DWP Rubbishes Housing Secretary's Plan to Have First-Time Buyers Tap into Pensions

05

June
houses dwp

DWP Rubbishes Housing Secretary's Plan to Have First-Time Buyers Tap into Pensions

Housing and communities secretary James Brokenshire has been criticised by officials for suggesting first-time buyers be allowed to use their pension funds to get on the property ladder.

Officials from the Department for Work and Pensions (DWP) wrote to Downing Street to register concerns about the idea, which it said was “risky” and wouldn’t help the people it was intended to help.

Brokenshire suggested the scheme in a speech on Monday, one of his personal ideas for “a new deal with the British people.”

The average person aged 35 to 45 has around £35,000 in their pensions, after record numbers began stashing money into workplace pensions following the introduction of auto-enrolment in 2012.

These savers should be allowed to use those funds as a deposit for first-time home purchases, he suggested.
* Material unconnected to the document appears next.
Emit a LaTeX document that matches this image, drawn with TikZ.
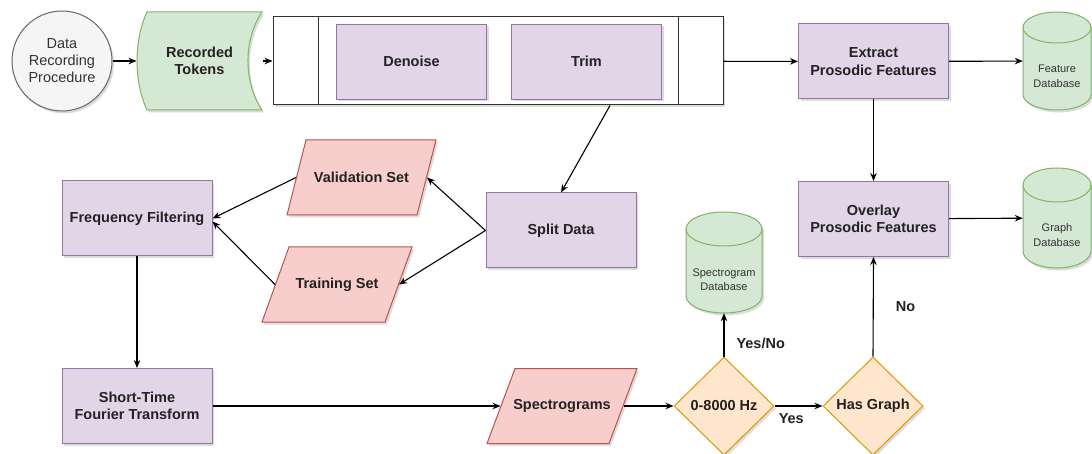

“We should be changing the necessary regulations to allow this to happen, protecting the integrity of pension investments but allowing lenders to innovate and design new products to bring this opportunity to consumers,” he said.

He highlighted what he said were successful initiatives in Canada and New Zealand and urged the UK to loosen regulation to similarly allow people early access to their savings for house purchases.
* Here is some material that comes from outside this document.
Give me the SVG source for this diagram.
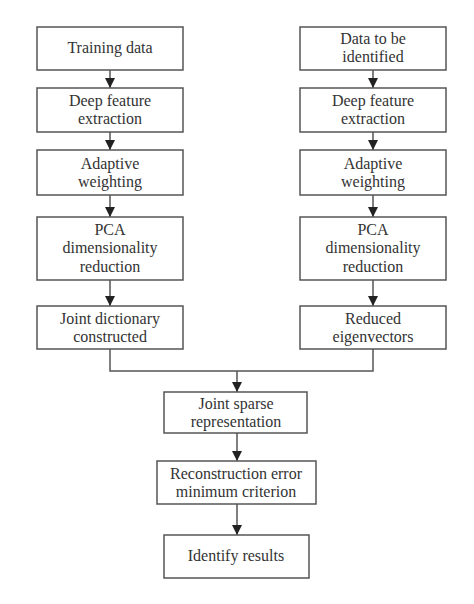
<svg xmlns="http://www.w3.org/2000/svg" width="474" height="604" viewBox="0 0 474 604">
<style>
.box{fill:#fff;stroke:#555;stroke-width:1.5}
.lbl{font-family:"Liberation Serif","Times New Roman",serif;font-size:16px;fill:#333;text-anchor:middle}
.con{fill:none;stroke:#555;stroke-width:1.5}
</style>
<defs>
<marker id="ah" markerWidth="10" markerHeight="10" viewBox="0 0 10 10" refX="10" refY="5" orient="auto" markerUnits="userSpaceOnUse">
<path d="M0,0 L10,5 L0,10 Z" fill="#222"/>
</marker>
</defs>
<rect width="474" height="604" fill="#fff"/>
<g id="connectors">
<line class="con" x1="110" y1="70" x2="110" y2="88" marker-end="url(#ah)"/>
<line class="con" x1="110" y1="132" x2="110" y2="150" marker-end="url(#ah)"/>
<line class="con" x1="110" y1="195" x2="110" y2="217" marker-end="url(#ah)"/>
<line class="con" x1="110" y1="280" x2="110" y2="306" marker-end="url(#ah)"/>
<line class="con" x1="373" y1="70" x2="373" y2="88" marker-end="url(#ah)"/>
<line class="con" x1="373" y1="132" x2="373" y2="150" marker-end="url(#ah)"/>
<line class="con" x1="373" y1="195" x2="373" y2="217" marker-end="url(#ah)"/>
<line class="con" x1="373" y1="280" x2="373" y2="306" marker-end="url(#ah)"/>
<polyline class="con" points="110,349 110,371 373,371 373,349"/>
<line class="con" x1="237" y1="371" x2="237" y2="392" marker-end="url(#ah)"/>
<line class="con" x1="237" y1="433" x2="237" y2="461" marker-end="url(#ah)"/>
<line class="con" x1="237" y1="504" x2="237" y2="535" marker-end="url(#ah)"/>
</g>
<g id="n1"><rect class="box" x="37" y="27" width="146" height="43"/><text class="lbl" x="110" y="53">Training data</text></g>
<g id="n2"><rect class="box" x="37" y="88" width="146" height="44"/><text class="lbl" x="110" y="106">Deep feature</text><text class="lbl" x="110" y="124">extraction</text></g>
<g id="n3"><rect class="box" x="37" y="150" width="146" height="45"/><text class="lbl" x="110" y="169">Adaptive</text><text class="lbl" x="110" y="187">weighting</text></g>
<g id="n4"><rect class="box" x="37" y="217" width="146" height="63"/><text class="lbl" x="110" y="235">PCA</text><text class="lbl" x="110" y="253">dimensionality</text><text class="lbl" x="110" y="272">reduction</text></g>
<g id="n5"><rect class="box" x="37" y="306" width="146" height="43"/><text class="lbl" x="110" y="324">Joint dictionary</text><text class="lbl" x="110" y="342">constructed</text></g>
<g id="m1"><rect class="box" x="300" y="27" width="146" height="43"/><text class="lbl" x="373" y="44">Data to be</text><text class="lbl" x="373" y="62">identified</text></g>
<g id="m2"><rect class="box" x="300" y="88" width="146" height="44"/><text class="lbl" x="373" y="106">Deep feature</text><text class="lbl" x="373" y="124">extraction</text></g>
<g id="m3"><rect class="box" x="300" y="150" width="146" height="45"/><text class="lbl" x="373" y="169">Adaptive</text><text class="lbl" x="373" y="187">weighting</text></g>
<g id="m4"><rect class="box" x="300" y="217" width="146" height="63"/><text class="lbl" x="373" y="235">PCA</text><text class="lbl" x="373" y="253">dimensionality</text><text class="lbl" x="373" y="272">reduction</text></g>
<g id="m5"><rect class="box" x="300" y="306" width="146" height="43"/><text class="lbl" x="373" y="324">Reduced</text><text class="lbl" x="373" y="342">eigenvectors</text></g>
<g id="j1"><rect class="box" x="164" y="392" width="143" height="41"/><text class="lbl" x="236" y="409">Joint sparse</text><text class="lbl" x="236" y="427">representation</text></g>
<g id="j2"><rect class="box" x="157" y="461" width="159" height="43"/><text class="lbl" x="236" y="479">Reconstruction error</text><text class="lbl" x="236" y="497">minimum criterion</text></g>
<g id="j3"><rect class="box" x="164" y="535" width="145" height="43"/><text class="lbl" x="236" y="561">Identify results</text></g>
</svg>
“It seems rather obtuse that we would deny people the opportunity to do this, given that we know those who own their own home by retirement are on average wealthier and do not have the burden of the largest expense in retirement – accommodation. And it is, after all, their money,” he said.
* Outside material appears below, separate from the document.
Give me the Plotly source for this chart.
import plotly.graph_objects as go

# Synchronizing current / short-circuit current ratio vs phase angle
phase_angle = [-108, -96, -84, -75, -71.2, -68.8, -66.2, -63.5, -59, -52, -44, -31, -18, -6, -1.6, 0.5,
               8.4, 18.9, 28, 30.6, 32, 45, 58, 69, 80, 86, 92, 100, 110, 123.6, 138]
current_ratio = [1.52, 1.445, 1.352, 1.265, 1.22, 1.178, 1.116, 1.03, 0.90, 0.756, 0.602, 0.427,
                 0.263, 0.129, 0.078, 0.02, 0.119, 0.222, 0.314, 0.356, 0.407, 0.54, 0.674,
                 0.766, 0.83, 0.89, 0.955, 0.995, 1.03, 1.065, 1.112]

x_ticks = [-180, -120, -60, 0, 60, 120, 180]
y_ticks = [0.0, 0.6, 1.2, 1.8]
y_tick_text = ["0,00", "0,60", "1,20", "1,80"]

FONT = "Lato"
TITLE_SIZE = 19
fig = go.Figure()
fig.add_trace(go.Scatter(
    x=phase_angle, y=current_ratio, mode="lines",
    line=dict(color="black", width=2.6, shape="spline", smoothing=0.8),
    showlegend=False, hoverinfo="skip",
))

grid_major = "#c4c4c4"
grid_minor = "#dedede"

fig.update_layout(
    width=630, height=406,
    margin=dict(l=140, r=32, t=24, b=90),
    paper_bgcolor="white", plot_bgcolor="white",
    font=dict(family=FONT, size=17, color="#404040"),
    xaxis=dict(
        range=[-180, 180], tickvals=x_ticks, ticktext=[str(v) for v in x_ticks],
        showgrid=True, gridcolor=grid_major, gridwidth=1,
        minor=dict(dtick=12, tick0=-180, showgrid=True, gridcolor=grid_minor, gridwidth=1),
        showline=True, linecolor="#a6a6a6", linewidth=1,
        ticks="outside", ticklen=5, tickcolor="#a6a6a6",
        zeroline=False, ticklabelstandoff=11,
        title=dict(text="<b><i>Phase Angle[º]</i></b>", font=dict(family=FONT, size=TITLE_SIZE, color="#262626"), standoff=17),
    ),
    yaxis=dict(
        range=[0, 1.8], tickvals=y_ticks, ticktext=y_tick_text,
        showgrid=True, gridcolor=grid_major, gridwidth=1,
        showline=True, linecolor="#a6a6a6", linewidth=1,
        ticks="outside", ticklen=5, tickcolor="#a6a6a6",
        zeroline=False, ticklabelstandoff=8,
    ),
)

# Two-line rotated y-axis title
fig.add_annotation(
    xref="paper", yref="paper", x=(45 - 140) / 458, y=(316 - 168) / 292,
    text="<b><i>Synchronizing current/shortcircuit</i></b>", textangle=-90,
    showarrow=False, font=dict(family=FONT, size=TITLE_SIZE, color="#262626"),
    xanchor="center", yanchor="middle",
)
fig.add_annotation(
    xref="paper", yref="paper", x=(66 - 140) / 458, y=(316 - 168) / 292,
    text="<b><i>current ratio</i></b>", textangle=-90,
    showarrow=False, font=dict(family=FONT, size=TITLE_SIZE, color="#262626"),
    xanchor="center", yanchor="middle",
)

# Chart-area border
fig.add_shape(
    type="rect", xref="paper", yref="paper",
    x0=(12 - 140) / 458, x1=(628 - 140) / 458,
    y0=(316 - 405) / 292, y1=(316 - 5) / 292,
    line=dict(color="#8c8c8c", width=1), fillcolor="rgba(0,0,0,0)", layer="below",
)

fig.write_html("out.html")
However, a source within the DWP said the plan had not been discussed with the work and pensions secretary, Amber Rudd, or with her department. They had written to the prime minister to voice concerns with Brokenshire’s plan.

“We cannot support this policy because the evidence shows it will be risky and does not help the people it intends to help. The housing market doesn’t need people to dip into their pensions to buy more houses,” a source within the department said.

 Such a scheme would risk living people without enough to live on in their old age, the source said.

 A spokesperson for Brokenshire said he was simply advocating “economic freedom.”

 “It is about giving people greater choice over their own money, and no one is forced to take part – people can use their capital in the way they want to,” the spokesman said.

 “The Conservative party needs to reconnect people to capitalism, and this is one of many ideas we should be exploring as the leadership race takes place.”

 In the same speech, Brokenshire confirmed he was not standing in the leadership race and encouraged some of his colleagues to drop out of the crowded field vying to succeed Theresa May.